Substitute $$x=0$$ and $$y=0$$ into the equation:

$$f(0+0)=f(0)-3(0)(0)+f(0)$$

Simplify the equation:

$$f(0)=f(0)+f(0)$$

$$f(0)=2f(0)$$

To find the value of $$f(0)$$, subtract $$f(0)$$ from both sides of the equation:

$$0=f(0)$$

This means that the value of the function at $$x=0$$ is 0.

**step2 Apply the definition of the derivative**

The problem asks for the derivative of the function, $$f'(x)$$. The derivative of a function describes its instantaneous rate of change. We use the fundamental definition of the derivative involving a limit.

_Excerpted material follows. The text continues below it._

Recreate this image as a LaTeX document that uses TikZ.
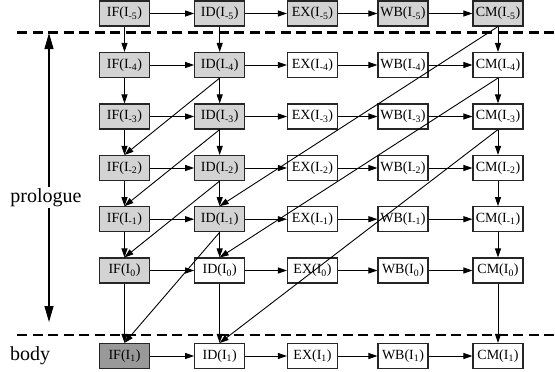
\documentclass[tikz,border=0pt]{standalone}
\usepackage{fontspec}
\setmainfont{Liberation Serif}
\usetikzlibrary{arrows.meta}
\definecolor{stagelight}{HTML}{D3D3D3}
\definecolor{stagedark}{HTML}{999999}
\tikzset{
  stagebox/.style={draw=black!85, line width=1.1pt, minimum width=50pt,
    minimum height=25pt, inner sep=0pt, font=\fontsize{14}{16}\selectfont},
  dep/.style={-{Triangle[length=9pt,width=6pt]}, line width=0.9pt},
  phaseline/.style={line width=2.4pt, dash pattern=on 10pt off 5.5pt},
  phasearrow/.style={{Triangle[length=16pt,width=9pt]}-{Triangle[length=16pt,width=9pt]}, line width=1.1pt},
  sidelabel/.style={font=\fontsize{20}{24}\selectfont, inner sep=1.5pt}
}
\begin{document}
\begin{tikzpicture}[x=1pt,y=-1pt]
\useasboundingbox (0,0) rectangle (555,372);

% pipeline stages, one row per instruction I_{-5} ... I_{1}
\foreach \i/\yy/\k in {0/13.5/-5,1/65/-4,2/116.5/-3,3/168/-2,4/219.2/-1,5/270.5/0,6/356/1} {
  % IF column
  \ifnum\i<6 \def\boxtone{stagelight}\else\def\boxtone{stagedark}\fi
  \node[stagebox, fill=\boxtone] (IF\i) at (124.5,\yy) {IF(I\textsubscript{\k})};
  % ID column
  \ifnum\i<5 \def\boxtone{stagelight}\else\def\boxtone{white}\fi
  \node[stagebox, fill=\boxtone] (ID\i) at (219.7,\yy) {ID(I\textsubscript{\k})};
  % EX, WB, CM columns
  \ifnum\i=0 \def\boxtone{stagelight}\else\def\boxtone{white}\fi
  \node[stagebox, fill=\boxtone] (EX\i) at (312.5,\yy) {EX(I\textsubscript{\k})};
  \node[stagebox, fill=\boxtone] (WB\i) at (403,\yy) {WB(I\textsubscript{\k})};
  \node[stagebox, fill=\boxtone] (CM\i) at (498,\yy) {CM(I\textsubscript{\k})};
  % flow through the stages
  \draw[dep] (IF\i) -- (ID\i);
  \draw[dep] (ID\i) -- (EX\i);
  \draw[dep] (EX\i) -- (WB\i);
  \draw[dep] (WB\i) -- (CM\i);
}

% dependences between consecutive instructions
\foreach \i [evaluate=\i as \j using int(\i+1)] in {0,...,5} {
  \draw[dep] (IF\i.south) -- (IF\j.north);
  \draw[dep] (ID\i.south) -- (ID\j.north);
  \draw[dep] (CM\i.south) -- (CM\j.north);
}

% ID -> IF two instructions later
\foreach \i/\j in {1/3,2/4,3/5,4/6}
  \draw[dep] (ID\i.south) -- (IF\j.north);

% CM -> ID four instructions later
\foreach \i/\j in {0/4,1/5,2/6}
  \draw[dep] (CM\i.south) -- (ID\j.north);

% phase separators
\coordinate (sepAl) at (17,32.3);
\coordinate (sepAr) at (555,32.3);
\coordinate (sepBl) at (17,335);
\coordinate (sepBr) at (555,335);
\draw[phaseline] (sepAl) -- (sepAr);
\draw[phaseline] (sepBl) -- (sepBr);

% prologue extent
\coordinate (protop) at (49,33);
\coordinate (probot) at (49,322);
\draw[phasearrow] (protop) -- (probot);
\node[sidelabel, fill=white] (prologue) at (46,197.5) {prologue};
\node[sidelabel] (body) at (30,356) {body};
\end{tikzpicture}
\end{document}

$$f'(x) = \lim_{h \rightarrow 0} \frac{f(x+h) - f(x)}{h}$$

Now, we use the given functional equation, $$f(x+y)=f(x)-3xy+f(y)$$, to express $$f(x+h)$$ in terms of $$f(x)$$ and $$f(h)$$. We substitute $$y=h$$ into the functional equation.

$$f(x+h)=f(x)-3xh+f(h)$$

To match the numerator in the derivative definition, we rearrange this equation to isolate the term $$f(x+h)-f(x)$$.

$$f(x+h)-f(x)=-3xh+f(h)$$

**step3 Substitute and evaluate the limit**

Now, substitute the expression we found for $$f(x+h)-f(x)$$ into the definition of the derivative.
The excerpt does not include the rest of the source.